__SUPPLIED RECORDS__:
____
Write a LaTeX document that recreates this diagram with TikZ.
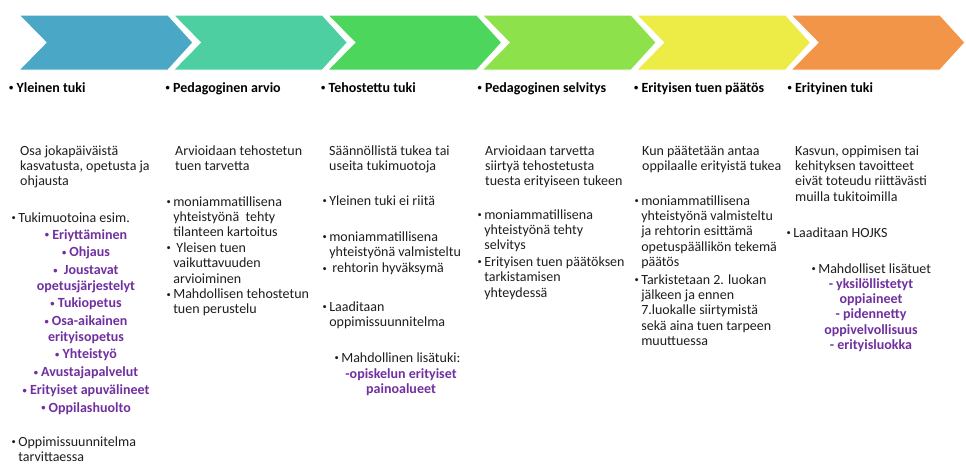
\documentclass[tikz,border=0pt]{standalone}
\usepackage{fontspec}
\setmainfont{Carlito}
\newcommand\fs{\fontsize{14}{15.4}\selectfont}
\newcommand\bu{\raisebox{1.4pt}{\fontsize{8.5}{8.5}\selectfont•}}
\newcommand\tb[1]{\begin{tabular}[t]{@{}l@{}}#1\end{tabular}}
\newcommand\bt[1]{\begin{tabular}[t]{@{}p{6.6pt}@{}l@{}}#1\end{tabular}}
\newcommand\ct[1]{\begin{tabular}[t]{@{}c@{}}#1\end{tabular}}
\definecolor{cA}{HTML}{4AA7C5}
\definecolor{cB}{HTML}{4DCFA2}
\definecolor{cC}{HTML}{4CD65C}
\definecolor{cD}{HTML}{8DE24B}
\definecolor{cE}{HTML}{EDEC47}
\definecolor{cF}{HTML}{F39548}
\definecolor{purp}{HTML}{7030A0}
\definecolor{ink}{HTML}{1E1E1E}
\tikzset{
  txt/.style={anchor=base west, inner sep=0pt, font=\fs, text=ink},
  pur/.style={anchor=base, inner sep=0pt, font=\fs\bfseries, text=purp},
  head/.style={anchor=base west, inner sep=0pt, font=\fs\bfseries, text=black},
  chev/.style={draw=white, line width=1pt}
}
\begin{document}
\begin{tikzpicture}[x=1pt,y=-1pt]
\useasboundingbox (0,0) rectangle (966,467);
\fill[white] (0,0) rectangle (966,467);
% chevrons
\foreach \i/\c in {0/cA,1/cB,2/cC,3/cD,4/cE,5/cF}{
  \filldraw[chev, fill=\c] ({19+154.4*\i},15) -- ++(149,0) -- ++(25,27.5) -- ++(-25,27.5) -- ++(-149,0) -- ++(27,-27.5) -- cycle;
}
% column 1
\node[head] (h1) at (9,92) {\bu\ Yleinen tuki};
\node[txt] (t1a) at (20,155) {\tb{Osa jokapäiväistä\\kasvatusta, opetusta ja\\ohjausta}};
\node[txt] (t1b) at (11.5,222) {\bt{\bu&Tukimuotoina esim.}};
\node[pur] (t1c) at (86,239) {\ct{\bu\ Eriyttäminen\\[2.4pt]\bu\ Ohjaus\\[2.4pt]\bu\ \ Joustavat\\opetusjärjestelyt\\[2.4pt]\bu\ Tukiopetus\\[2.4pt]\bu\ Osa-aikainen\\erityisopetus\\[2.4pt]\bu\ Yhteistyö\\[2.4pt]\bu\ Avustajapalvelut\\[2.4pt]\bu\ Erityiset apuvälineet\\[2.4pt]\bu\ Oppilashuolto}};
\node[txt] (t1d) at (11.5,446) {\bt{\bu&Oppimissuunnitelma\\&tarvittaessa}};
% column 2
\node[head] (h2) at (165.5,92) {\bu\ Pedagoginen arvio};
\node[txt] (t2a) at (175,155) {\tb{Arvioidaan tehostetun\\tuen tarvetta}};
\node[txt] (t2b) at (166.5,206) {\bt{\bu&moniammatillisena\\&yhteistyönä\ \ tehty\\&tilanteen kartoitus\\\bu&\ Yleisen tuen\\&vaikuttavuuden\\&arvioiminen\\\bu&Mahdollisen tehostetun\\&tuen perustelu}};
% column 3
\node[head] (h3) at (321,92) {\bu\ Tehostettu tuki};
\node[txt] (t3a) at (329,155) {\tb{Säännöllistä tukea tai\\useita tukimuotoja}};
\node[txt] (t3b) at (322.5,205) {\bt{\bu&Yleinen tuki ei riitä}};
\node[txt] (t3c) at (322.5,241) {\bt{\bu&moniammatillisena\\&yhteistyönä valmisteltu\\[1pt]\bu&\ rehtorin hyväksymä}};
\node[txt] (t3d) at (322.5,311) {\bt{\bu&Laaditaan\\&oppimissuunnitelma}};
\node[txt] (t3e) at (334.5,362) {\bt{\bu&Mahdollinen lisätuki:}};
\node[pur] (t3f) at (401,378) {\ct{-opiskelun erityiset\\painoalueet}};
% column 4
\node[head] (h4) at (477.5,92) {\bu\ Pedagoginen selvitys};
\node[txt] (t4a) at (485,155) {\tb{Arvioidaan tarvetta\\siirtyä tehostetusta\\tuesta erityiseen tukeen}};
\node[txt] (t4b) at (477.5,219) {\bt{\bu&moniammatillisena\\&yhteistyönä tehty\\&selvitys\\[1pt]\bu&Erityisen tuen päätöksen\\&tarkistamisen\\&yhteydessä}};
% column 5
\node[head] (h5) at (634,92) {\bu\ Erityisen tuen päätös};
\node[txt] (t5a) at (642,155) {\tb{Kun päätetään antaa\\oppilaalle erityistä tukea}};
\node[txt] (t5b) at (634.5,205) {\bt{\bu&moniammatillisena\\&yhteistyönä valmisteltu\\&ja rehtorin esittämä\\&opetuspäällikön tekemä\\&päätös\\[2pt]\bu&Tarkistetaan 2. luokan\\&jälkeen ja ennen\\&7.luokalle siirtymistä\\&sekä aina tuen tarpeen\\&muuttuessa}};
% column 6
\node[head] (h6) at (787.5,92) {\bu\ Erityinen tuki};
\node[txt] (t6a) at (795,155) {\tb{Kasvun, oppimisen tai\\kehityksen tavoitteet\\eivät toteudu riittävästi\\muilla tukitoimilla}};
\node[txt] (t6b) at (786.5,237) {\bt{\bu&Laaditaan HOJKS}};
\node[txt] (t6c) at (811.5,273) {\bt{\bu&Mahdolliset lisätuet}};
\node[pur] (t6d) at (871,288) {\ct{- yksilöllistetyt\\oppiaineet\\- pidennetty\\oppivelvollisuus\\- erityisluokka}};
\end{tikzpicture}
\end{document}
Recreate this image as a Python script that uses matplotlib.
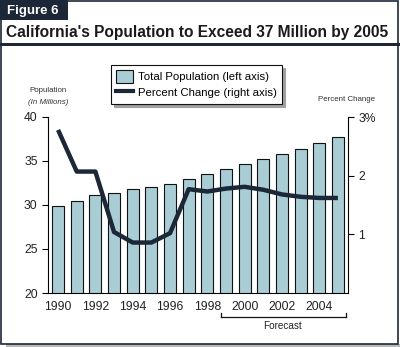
import matplotlib
matplotlib.use('Agg')
import matplotlib.pyplot as plt
from matplotlib.patches import Rectangle, Patch
from matplotlib.lines import Line2D

plt.rcParams['font.family'] = ['Liberation Sans', 'DejaVu Sans']

years = list(range(1990, 2006))
population = [29.9, 30.5, 31.1, 31.4, 31.8, 32.0, 32.35, 32.9,
              33.5, 34.05, 34.7, 35.25, 35.8, 36.4, 37.1, 37.7]
pct_change = [2.78, 2.07, 2.07, 1.04, 0.86, 0.86, 1.02, 1.77,
              1.73, 1.78, 1.81, 1.76, 1.68, 1.64, 1.62, 1.62]
year_ticks = [1990, 1992, 1994, 1996, 1998, 2000, 2002, 2004]
pop_ticks = [20, 25, 30, 35, 40]
pct_ticks = [1, 2, 3]
pct_labels = ['1', '2', '3%']

W, H = 400, 347
navy = '#1c2838'
bar_color = '#a9cdd4'
text_color = '#222222'

fig = plt.figure(figsize=(W / 100, H / 100), dpi=100)


def px(x, y):
    # pixel position measured from the top-left corner -> figure fraction
    return x / W, 1 - y / H


def box(x0, y0, x1, y1, **kw):
    fx, fy = px(x0, y1)
    fig.patches.append(Rectangle((fx, fy), (x1 - x0) / W, (y1 - y0) / H,
                                 transform=fig.transFigure, zorder=-5, **kw))


def hline(x0, x1, y, **kw):
    fig.add_artist(Line2D([x0 / W, x1 / W], [1 - y / H, 1 - y / H],
                          transform=fig.transFigure, **kw))


def vline(x, y0, y1, **kw):
    fig.add_artist(Line2D([x / W, x / W], [1 - y0 / H, 1 - y1 / H],
                          transform=fig.transFigure, **kw))


# frame, shadow and header
box(6, 344, 400, 347, facecolor='#b8b8b8', edgecolor='none')
box(1, 1, 398, 344, facecolor='white', edgecolor=navy, linewidth=1.2)
box(0, 43, 400, 46, facecolor=navy, edgecolor='none')
box(0, 0, 68, 20, facecolor=navy, edgecolor='none')
fig.text(*px(7, 11), 'Figure 6', color='white', fontsize=9.5,
         fontweight='bold', va='center', ha='left')
fig.text(*px(6, 32), "California's Population to Exceed 37 Million by 2005",
         color='#1a1a1a', fontsize=11.2, fontweight='bold', va='center', ha='left')

# main axes
ax = fig.add_axes([48 / W, 54 / H, 300 / W, 176 / H])
ax.patch.set_alpha(0)
ax.bar(years, population, width=0.64, color=bar_color, edgecolor='#111111',
       linewidth=0.8, zorder=2)
ax.set_xlim(1989.46, 2005.54)
ax.set_ylim(20, 40)
ax.set_yticks(pop_ticks)
ax.set_xticks(year_ticks)
ax.tick_params(axis='x', length=0, pad=6, labelsize=8.7, labelcolor=text_color)
ax.tick_params(axis='y', length=4, width=0.8, labelsize=8.7, labelcolor=text_color)
for side in ['top', 'right']:
    ax.spines[side].set_visible(False)
for side in ['left', 'bottom']:
    ax.spines[side].set_linewidth(0.8)

ax2 = ax.twinx()
ax2.plot(years, pct_change, color=navy, linewidth=3.2, solid_joinstyle='round',
         solid_capstyle='butt', zorder=3)
ax2.set_ylim(0, 3)
ax2.set_yticks(pct_ticks)
ax2.set_yticklabels(pct_labels)
ax2.tick_params(axis='y', length=4, width=0.8, labelsize=8.7, labelcolor=text_color)
for side in ['top', 'left', 'bottom']:
    ax2.spines[side].set_visible(False)
ax2.spines['right'].set_linewidth(0.8)

# axis titles
fig.text(*px(48, 91), 'Population', fontsize=5.7, color='#333333',
         ha='center', va='center')
fig.text(*px(48, 102), '(In Millions)', fontsize=5.7, color='#333333',
         ha='center', va='center', style='italic')
fig.text(*px(346, 100), 'Percent Change', fontsize=5.7, color='#333333',
         ha='center', va='center')

# forecast bracket
hline(221, 346, 317, color='#111111', linewidth=0.9)
vline(221, 313, 317, color='#111111', linewidth=0.9)
vline(346, 313, 317, color='#111111', linewidth=0.9)
fig.text(*px(283, 326), 'Forecast', fontsize=7.2, color=text_color,
         ha='center', va='center')

handles = [Patch(facecolor=bar_color, edgecolor='#111111', linewidth=0.8),
           Line2D([], [], color=navy, linewidth=3)]
leg = fig.legend(handles, ['Total Population (left axis)',
                           'Percent Change (right axis)'],
                 loc='upper left', bbox_to_anchor=px(111, 65),
                 bbox_transform=fig.transFigure, fontsize=8.2, frameon=True,
                 fancybox=False, edgecolor='#111111', framealpha=1,
                 shadow={'color': '#a0a0a0', 'alpha': 1},
                 handlelength=1.5, handleheight=1.4, handletextpad=0.5,
                 labelspacing=0.3, borderpad=0.4, borderaxespad=0)
leg.get_frame().set_linewidth(0.8)

fig.savefig('out.png', dpi=100)
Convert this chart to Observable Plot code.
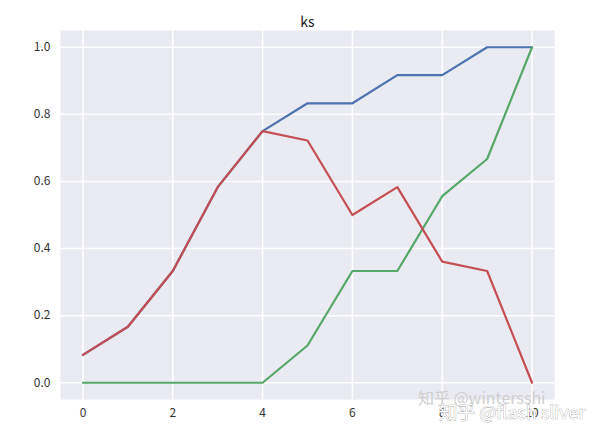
<!DOCTYPE html>
<html><head><meta charset="utf-8">
<script src="https://cdn.jsdelivr.net/npm/d3@7"></script>
<script src="https://cdn.jsdelivr.net/npm/@observablehq/plot@0.6"></script>
<style>
html,body{margin:0;padding:0;background:#fff;}
#chart svg{display:block;}
</style>
</head><body><div id="chart"></div>
<script>
const xs = [0,1,2,3,4,5,6,7,8,9,10];
const tpr = [0.083,0.167,0.333,0.583,0.75,0.833,0.833,0.917,0.917,1.0,1.0];
const fpr = [0,0,0,0,0,0.111,0.333,0.333,0.556,0.667,1.0];
const ks  = [0.083,0.167,0.333,0.583,0.75,0.722,0.5,0.583,0.361,0.333,0.0];
const xTicks = [0,2,4,6,8,10];
const yTicks = [0,0.2,0.4,0.6,0.8,1.0];
const title = "ks";
const series = [
  {name:"tpr", values:tpr, color:"#4C72B0"},
  {name:"fpr", values:fpr, color:"#55A868"},
  {name:"ks",  values:ks,  color:"#C44E52"}
];
const rows = series.flatMap(s => xs.map((x,i)=>({x, y:s.values[i], name:s.name})));
const font = "'Noto Sans CJK SC', 'DejaVu Sans', sans-serif";

const chart = Plot.plot({
  width:600, height:441,
  marginLeft:60, marginRight:46, marginTop:30, marginBottom:42,
  style:{fontFamily:font, fontSize:"12px", color:"#333", background:"#fff"},
  x:{domain:[-0.5,10.5], ticks:xTicks, tickFormat:d=>String(d), tickSize:0, tickPadding:9, label:null},
  y:{domain:[-0.05,1.05], ticks:yTicks, tickFormat:d3.format(".1f"), tickSize:0, tickPadding:10, label:null},
  color:{domain:series.map(s=>s.name), range:series.map(s=>s.color)},
  marks:[
    Plot.frame({fill:"#EAEAF2", stroke:null}),
    Plot.gridX(xTicks, {stroke:"#fff", strokeOpacity:1, strokeWidth:1.5}),
    Plot.gridY(yTicks, {stroke:"#fff", strokeOpacity:1, strokeWidth:1.5}),
    Plot.axisX(xTicks, {tickSize:0, tickPadding:9, tickFormat:d=>String(d), fill:"#333", fontSize:12, label:null}),
    Plot.axisY(yTicks, {tickSize:0, tickPadding:10, tickFormat:d3.format(".1f"), fill:"#333", fontSize:12, label:null, style:{letterSpacing:"1px"}}),
    Plot.line(rows, {x:"x", y:"y", z:"name", stroke:"name", strokeWidth:2.2}),
    Plot.text([title], {frameAnchor:"top", dy:-13, fontSize:14, fill:"#222", fontFamily:font, style:{letterSpacing:"1px"}}),
    Plot.text(["知乎 @wintersshi"], {frameAnchor:"bottom-right", dx:-9, dy:4, textAnchor:"end", fontSize:16, fill:"#cfcfcf"}),
    Plot.text(["知乎 @flash sliver"], {frameAnchor:"bottom-right", dx:31, dy:19, textAnchor:"end", fontSize:18, fill:"#fff", stroke:"#9a9a9a", strokeWidth:0.7})
  ]
});
document.getElementById("chart").appendChild(chart);
</script>
</body></html>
____
Look through the entries above for the word "chart". Copy every line where it shows up.

__CORRECT OUTPUT__:
Convert this chart to Observable Plot code.
#chart svg{display:block;}
</head><body><div id="chart"></div>
const chart = Plot.plot({
document.getElementById("chart").appendChild(chart);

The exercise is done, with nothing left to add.